I’ve seen dozens of mobility startups come and go. The ones that survive and thrive into 2026 aren’t just doing the basics right; they’ve mastered a few key ingredients that others miss.

  • Fleet Utilization Mastery: An idle car is a money-losing car. The winners use sophisticated data analytics to predict demand, position cars where they’ll be needed most (for free-floating models), and use dynamic pricing to encourage rentals during off-peak hours.
  • My “Big Mistake” Insight: They Don’t Underestimate Insurance: In the early days, I watched platforms treat insurance as just a cost to be minimized. That was a huge error. The winning platforms (especially P2P) now treat insurance as a core product. By offering tiered protection plans, they empower users with choice and create a powerful, high-margin revenue stream. They turned their single biggest cost into a profit center.
  • Building a Moat with Community: For P2P platforms like Turo, the community of hosts is their biggest asset and competitive advantage. They invest heavily in host support, educational resources, and tools to help hosts run their small businesses effectively. A happy, successful host lists more cars and provides better service, creating a virtuous cycle that’s hard for new competitors to break.
  • The EV & Autonomous Play: Looking ahead, the real differentiation will come from electrification. Companies that can effectively manage the charging logistics of an EV fleet and integrate with municipal charging infrastructure will have a massive leg up. It’s a huge operational challenge, but the payoff in lower fuel/maintenance costs and green branding is enormous.
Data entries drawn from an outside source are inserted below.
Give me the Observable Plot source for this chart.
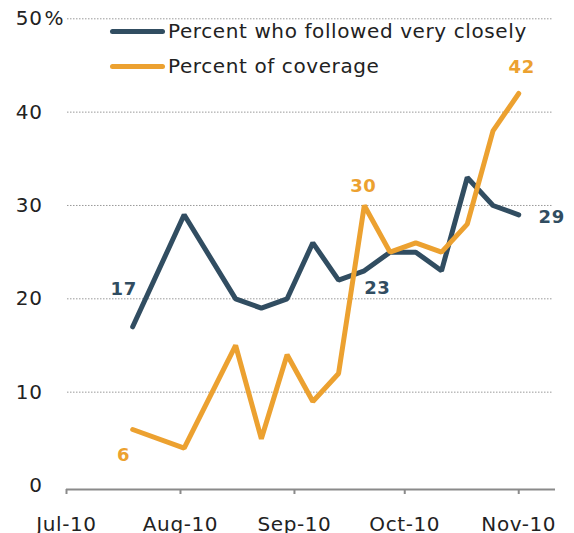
<!DOCTYPE html>
<html><head><meta charset="utf-8">
<script src="https://cdn.jsdelivr.net/npm/d3@7"></script>
<script src="https://cdn.jsdelivr.net/npm/@observablehq/plot@0.6"></script>
<style>
body{margin:0;background:#fff;}
#wrap{position:relative;width:574px;height:533px;font-family:"DejaVu Sans",sans-serif;}
#wrap svg text{letter-spacing:0.6px;}
#wrap svg text.lbl{letter-spacing:1.5px;}
.leg{position:absolute;left:110px;height:24px;display:flex;align-items:center;font-size:20px;letter-spacing:0.6px;color:#222;white-space:nowrap;}
.sw{width:55px;height:5px;border-radius:3px;margin-right:3px;}
</style></head><body>
<div id="wrap"></div>
<script>
const dates = ["2010-07-19","2010-08-02","2010-08-16","2010-08-23","2010-08-30","2010-09-06","2010-09-13","2010-09-20","2010-09-27","2010-10-04","2010-10-11","2010-10-18","2010-10-25","2010-11-01"];
const followed = [17, 29, 20, 19, 20, 26, 22, 23, 25, 25, 23, 33, 30, 29];
const coverage = [6, 4, 15, 5, 14, 9, 12, 30, 25, 26, 25, 28, 38, 42];
const seriesNames = ["Percent who followed very closely", "Percent of coverage"];
const colors = ["#314d61", "#eca130"];
const yTicks = [0, 10, 20, 30, 40, 50];
const gridTicks = [10, 20, 30, 40, 50];
const xTicks = ["2010-07-01", "2010-08-01", "2010-09-01", "2010-10-01", "2010-11-01"];
const xDomain = ["2010-07-01", "2010-11-11"];

const rows = dates.map((d, i) => ({date: new Date(d), followed: followed[i], coverage: coverage[i]}));
const last = rows.length - 1;
const idxCov30 = coverage.indexOf(30);
const idxFol23 = 7;

const lblStyle = {fontWeight: "bold", fontSize: 18, className: "lbl"};

const chart = Plot.plot({
  width: 574, height: 533,
  marginLeft: 66, marginRight: 19, marginTop: 18, marginBottom: 44,
  style: {fontFamily: "DejaVu Sans", fontSize: "20px", color: "#222", background: "#fff", overflow: "visible"},
  x: {type: "utc", domain: xDomain.map(d => new Date(d))},
  y: {domain: [0, 50], range: [485, 18.3]},
  marks: [
    Plot.ruleY(gridTicks, {stroke: "#9a9a9a", strokeWidth: 1, strokeDasharray: "1.5,1.5", insetLeft: 1, insetRight: 2}),
    Plot.ruleY([0], {stroke: "#8a8a8a", strokeWidth: 2, dy: 4}),
    Plot.axisY(yTicks, {tickSize: 0, tickPadding: 24, tickFormat: d => String(d), fontSize: 20, fill: "#222"}),
    Plot.text([50], {y: d => d, text: () => "%", frameAnchor: "left", textAnchor: "start", dx: -22, fontSize: 20, fill: "#222"}),
    Plot.axisX(xTicks.map(d => new Date(d)), {tickSize: 5, tickPadding: 22, stroke: "#8a8a8a", strokeWidth: 2, tickFormat: d3.utcFormat("%b-%y"), fontSize: 20, fill: "#222"}),
    Plot.line(rows, {x: "date", y: "followed", stroke: colors[0], strokeWidth: 5, strokeLinecap: "round", strokeLinejoin: "miter"}),
    Plot.line(rows, {x: "date", y: "coverage", stroke: colors[1], strokeWidth: 5, strokeLinecap: "round", strokeLinejoin: "miter"}),
    Plot.text([rows[0]], {x: "date", y: "followed", text: d => String(d.followed), fill: colors[0], dx: -9, dy: -38, ...lblStyle}),
    Plot.text([rows[idxFol23]], {x: "date", y: "followed", text: d => String(d.followed), fill: colors[0], dx: 13, dy: 17, ...lblStyle}),
    Plot.text([rows[last]], {x: "date", y: "followed", text: d => String(d.followed), fill: colors[0], dx: 33, dy: 2, ...lblStyle}),
    Plot.text([rows[0]], {x: "date", y: "coverage", text: d => String(d.coverage), fill: colors[1], dx: -9, dy: 26, ...lblStyle}),
    Plot.text([rows[idxCov30]], {x: "date", y: "coverage", text: d => String(d.coverage), fill: colors[1], dx: -1, dy: -19, ...lblStyle}),
    Plot.text([rows[last]], {x: "date", y: "coverage", text: d => String(d.coverage), fill: colors[1], dx: 3, dy: -26, ...lblStyle})
  ]
});

const wrap = document.getElementById("wrap");
wrap.appendChild(chart);
seriesNames.forEach((name, i) => {
  const div = document.createElement("div");
  div.className = "leg";
  div.style.top = (i === 0 ? 19 : 54) + "px";
  const sw = document.createElement("div");
  sw.className = "sw";
  sw.style.background = colors[i];
  const t = document.createElement("span");
  t.textContent = name;
  div.appendChild(sw);
  div.appendChild(t);
  wrap.appendChild(div);
});
</script>
</body></html>
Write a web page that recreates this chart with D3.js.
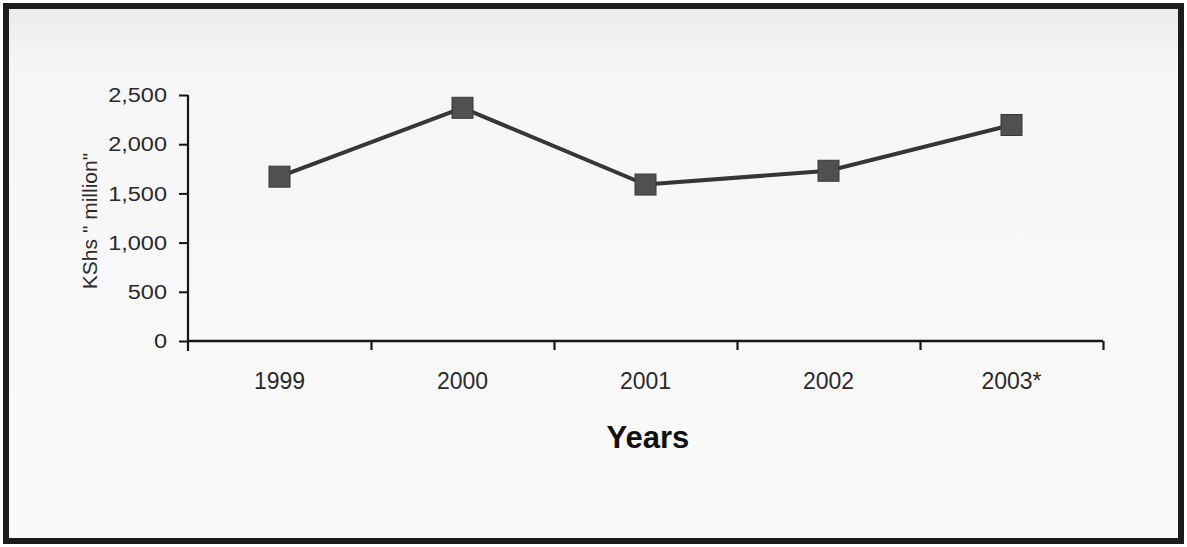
<!DOCTYPE html>
<html>
<head>
<meta charset="utf-8">
<script src="https://cdn.jsdelivr.net/npm/d3@7"></script>
<style>
  html, body { margin: 0; padding: 0; background: #ffffff; }
  svg { display: block; }
</style>
</head>
<body>
<svg id="chart" width="1187" height="547"></svg>
<script>
// Annual values, KShs million
const years = ["1999", "2000", "2001", "2002", "2003*"];
const values = [1670, 2370, 1590, 1730, 2195];
const yTicks = [0, 500, 1000, 1500, 2000, 2500];
const yTitle = "KShs \" million\"";
const xTitle = "Years";

const svg = d3.select("#chart");

// framed panel
const grad = svg.append("defs").append("linearGradient")
  .attr("id", "panel").attr("x1", 0).attr("y1", 0).attr("x2", 0).attr("y2", 1);
grad.append("stop").attr("offset", 0).attr("stop-color", "#ebebeb");
grad.append("stop").attr("offset", 0.12).attr("stop-color", "#f6f6f6");
grad.append("stop").attr("offset", 1).attr("stop-color", "#fafafa");

svg.append("rect")
  .attr("x", 6).attr("y", 6).attr("width", 1175).attr("height", 535)
  .attr("fill", "url(#panel)")
  .attr("stroke", "#1c1c1c").attr("stroke-width", 6);

const x0 = 188, x1 = 1103, yBase = 341, yTop = 95;

const x = d3.scaleBand().domain(years).range([x0, x1]);
const xEdge = d3.scaleLinear().domain([0, years.length]).range([x0, x1]);
const y = d3.scaleLinear().domain([0, 2500]).range([yBase, yTop]);

const font = "'Liberation Sans', Arial, sans-serif";

// y axis
const yAxis = svg.append("g")
  .attr("transform", `translate(${x0},0)`)
  .call(d3.axisLeft(y).tickValues(yTicks).tickFormat(d3.format(",")).tickSize(9).tickPadding(11));
yAxis.select(".domain").attr("stroke", "#151515").attr("stroke-width", 2.2).attr("d", `M0,${yTop}H-0V${yBase + 10}`);
yAxis.selectAll(".tick line").attr("stroke", "#151515").attr("stroke-width", 2);
yAxis.selectAll(".tick text")
  .attr("font-family", font).attr("font-size", 21).attr("fill", "#2a2a2a")
  .attr("transform", "scale(1.12,1)")
  .attr("x", -21 / 1.12);

// x axis: tick marks at category edges
const xTickAxis = svg.append("g")
  .attr("transform", `translate(0,${yBase})`)
  .call(d3.axisBottom(xEdge).tickValues(d3.range(1, years.length + 1)).tickFormat("").tickSize(9).tickSizeOuter(0));
xTickAxis.select(".domain").attr("stroke", "#151515").attr("stroke-width", 2.6).attr("d", `M${x0},0H${x1}`);
xTickAxis.selectAll(".tick line").attr("stroke", "#151515").attr("stroke-width", 2.2);

// x axis: category labels centred in each band
const xLabelAxis = svg.append("g")
  .attr("transform", `translate(0,${yBase})`)
  .call(d3.axisBottom(x).tickSize(0).tickPadding(32));
xLabelAxis.select(".domain").remove();
xLabelAxis.selectAll(".tick text")
  .attr("font-family", font).attr("font-size", 23).attr("fill", "#2a2a2a");

// axis titles
svg.append("text")
  .attr("transform", `translate(97,221) rotate(-90)`)
  .attr("text-anchor", "middle")
  .attr("font-family", font).attr("font-size", 21).attr("fill", "#2a2a2a")
  .text(yTitle);

svg.append("text")
  .attr("x", 648).attr("y", 448)
  .attr("text-anchor", "middle")
  .attr("font-family", font).attr("font-weight", "bold").attr("font-size", 31).attr("fill", "#111")
  .text(xTitle);

// series line and markers
const pts = years.map((yr, i) => ({ yr, v: values[i] }));
const line = d3.line().x(d => x(d.yr) + x.bandwidth() / 2).y(d => y(d.v));

svg.append("path")
  .datum(pts)
  .attr("d", line)
  .attr("fill", "none")
  .attr("stroke", "#363636")
  .attr("stroke-width", 4);

const s = 21;
svg.selectAll("rect.mark")
  .data(pts)
  .join("rect")
  .attr("class", "mark")
  .attr("x", d => x(d.yr) + x.bandwidth() / 2 - s / 2)
  .attr("y", d => y(d.v) - s / 2)
  .attr("width", s).attr("height", s)
  .attr("fill", "#505050")
  .attr("stroke", "#383838").attr("stroke-width", 1);
</script>
</body>
</html>
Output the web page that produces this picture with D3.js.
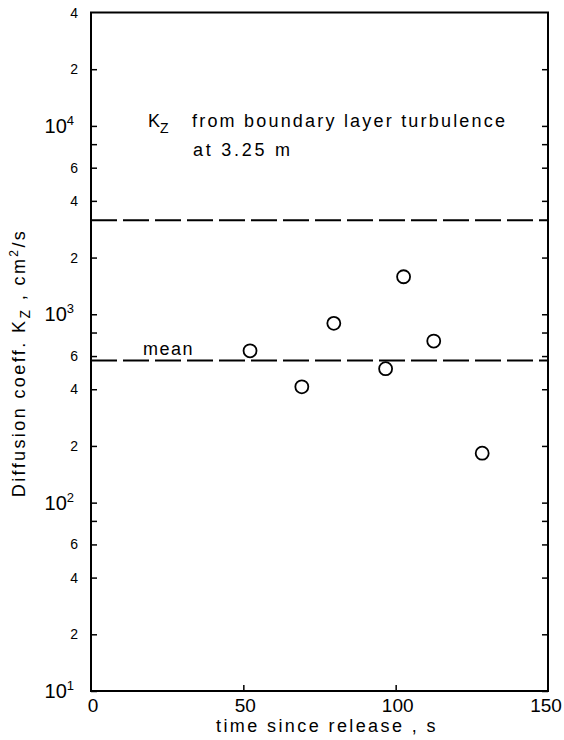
<!DOCTYPE html>
<html><head><meta charset="utf-8">
<script src="https://cdn.jsdelivr.net/npm/d3@7"></script>
<style>
body{margin:0;background:#fff}
text{font-family:"Liberation Sans",Arial,sans-serif;fill:#000}
</style>
</head><body>
<svg id="c" width="564" height="740"></svg>
<script>
// ---- data ----
const times = [52.2, 69.2, 79.7, 96.7, 102.6, 112.5, 128.4];
const kzValues = [640, 412, 895, 514, 1582, 721, 183];
const meanKz = 568;
const boundaryLayerKz = 3160;
const xTickValues = [0, 50, 100, 150];
const yDecadeTicks = [10, 100, 1000, 10000];
const yDecadeExponents = ["1", "2", "3", "4"];
const yMinorTicks = [20, 40, 60, 80, 200, 400, 600, 800, 2000, 4000, 6000, 8000, 20000];
const yMinorLabelValues = [20, 40, 60, 200, 400, 600, 2000, 4000, 6000, 20000, 40000];
const yMinorLabels = ["2", "4", "6", "2", "4", "6", "2", "4", "6", "2", "4"];

const svg = d3.select("#c");
const x = d3.scaleLinear().domain([0, 150]).range([91, 548]);
const y = d3.scaleLog().domain([10, 40000]).range([691, 12.5]);

const allY = yMinorTicks.concat(yDecadeTicks);

// frame
svg.append("rect")
  .attr("x", x(0)).attr("y", y(40000))
  .attr("width", x(150) - x(0)).attr("height", y(10) - y(40000))
  .attr("fill", "none").attr("stroke", "#000").attr("stroke-width", 2);

// left ticks (inward)
const left = svg.append("g").attr("transform", `translate(${x(0)},0)`)
  .call(d3.axisLeft(y).tickValues(allY).tickSize(-6).tickFormat(""));
left.select(".domain").remove();
left.selectAll("line").attr("stroke-width", 1.5);
// right ticks (inward)
const right = svg.append("g").attr("transform", `translate(${x(150)},0)`)
  .call(d3.axisRight(y).tickValues(allY).tickSize(-6).tickFormat(""));
right.select(".domain").remove();
right.selectAll("line").attr("stroke-width", 1.5);
// bottom ticks
const bottom = svg.append("g").attr("transform", `translate(0,${y(10)})`)
  .call(d3.axisBottom(x).tickValues([50, 100]).tickSize(-6).tickFormat(""));
bottom.select(".domain").remove();
bottom.selectAll("line").attr("stroke-width", 1.5);

// y decade labels
yDecadeTicks.forEach((v, i) => {
  const t = svg.append("text")
    .attr("x", 74).attr("y", y(v) + 7)
    .attr("text-anchor", "end")
    .style("font-size", "20px");
  t.append("tspan").text("10");
  t.append("tspan").attr("dy", -8).style("font-size", "13px").text(yDecadeExponents[i]);
});
// y minor labels
yMinorLabelValues.forEach((v, i) => {
  svg.append("text")
    .attr("x", 78).attr("y", y(v) + 5)
    .attr("text-anchor", "end")
    .style("font-size", "14px")
    .text(yMinorLabels[i]);
});
// x labels
xTickValues.forEach(v => {
  svg.append("text")
    .attr("x", x(v) + (v === 150 ? -2 : 2)).attr("y", 712)
    .attr("text-anchor", "middle")
    .style("font-size", "19px")
    .text(v);
});

// dashed lines
[boundaryLayerKz, meanKz].forEach(v => {
  svg.append("line")
    .attr("x1", x(0)).attr("x2", x(150))
    .attr("y1", y(v)).attr("y2", y(v))
    .attr("stroke", "#000").attr("stroke-width", 2)
    .attr("stroke-dasharray", "26,6");
});

// points
svg.append("g").selectAll("circle")
  .data(times.map((t, i) => [t, kzValues[i]]))
  .join("circle")
  .attr("cx", d => x(d[0])).attr("cy", d => y(d[1]))
  .attr("r", 6.5)
  .attr("fill", "none").attr("stroke", "#000").attr("stroke-width", 1.8);

// annotations
const a1 = svg.append("text").attr("x", 148).attr("y", 127).style("font-size", "18px");
a1.append("tspan").text("K");
a1.append("tspan").attr("dy", 6).style("font-size", "14px").text("Z");
svg.append("text").attr("x", 192).attr("y", 127).style("font-size", "18px")
  .attr("textLength", 313).attr("lengthAdjust", "spacing")
  .text("from boundary layer turbulence");
svg.append("text").attr("x", 193).attr("y", 156).style("font-size", "18px")
  .attr("textLength", 97).attr("lengthAdjust", "spacing")
  .text("at  3.25 m");
svg.append("text").attr("x", 143).attr("y", 355).style("font-size", "18px")
  .style("letter-spacing", "1.5px")
  .text("mean");

// axis titles
svg.append("text")
  .attr("x", 327).attr("y", 732)
  .attr("text-anchor", "middle")
  .style("font-size", "18px")
  .style("letter-spacing", "2.4px")
  .text("time since release , s");
const yl = svg.append("text")
  .attr("transform", "translate(25,363) rotate(-90)")
  .attr("text-anchor", "middle")
  .style("font-size", "18px")
  .style("letter-spacing", "2.4px");
yl.append("tspan").text("Diffusion coeff. K");
yl.append("tspan").attr("dy", 5).style("font-size", "14px").text("Z");
yl.append("tspan").attr("dy", -5).text(" , cm");
yl.append("tspan").attr("dy", -7).style("font-size", "12px").text("2");
yl.append("tspan").attr("dy", 7).text("/s");
</script>
</body></html>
Frequently Asked Questions

Which car sharing model is the most profitable?

The peer-to-peer (P2P) model, used by Turo, has the highest potential for profitability and scalability because it’s an “asset-light” model. They don’t have the massive capital expense of buying and maintaining a fleet of thousands of cars.

Is putting my car on Turo actually worth it?

It can be, but it’s essentially running a small business. Profitability depends on your car’s demand, your location, pricing strategy, and how well you manage maintenance, cleaning, and customer service. It is not passive income.

How do car sharing companies handle insurance?

Fleet-owning companies like Zipcar carry a commercial insurance policy that covers all drivers. P2P platforms like Turo offer various protection plans that guests and hosts choose from, which supplement or replace the owner’s personal insurance during a trip.

What is the biggest challenge facing car sharing companies?

Besides profitability, the biggest challenge is navigating complex and fragmented city regulations. Parking permits, operational zone restrictions, and local taxes can vary dramatically from one city to the next, making expansion difficult and expensive.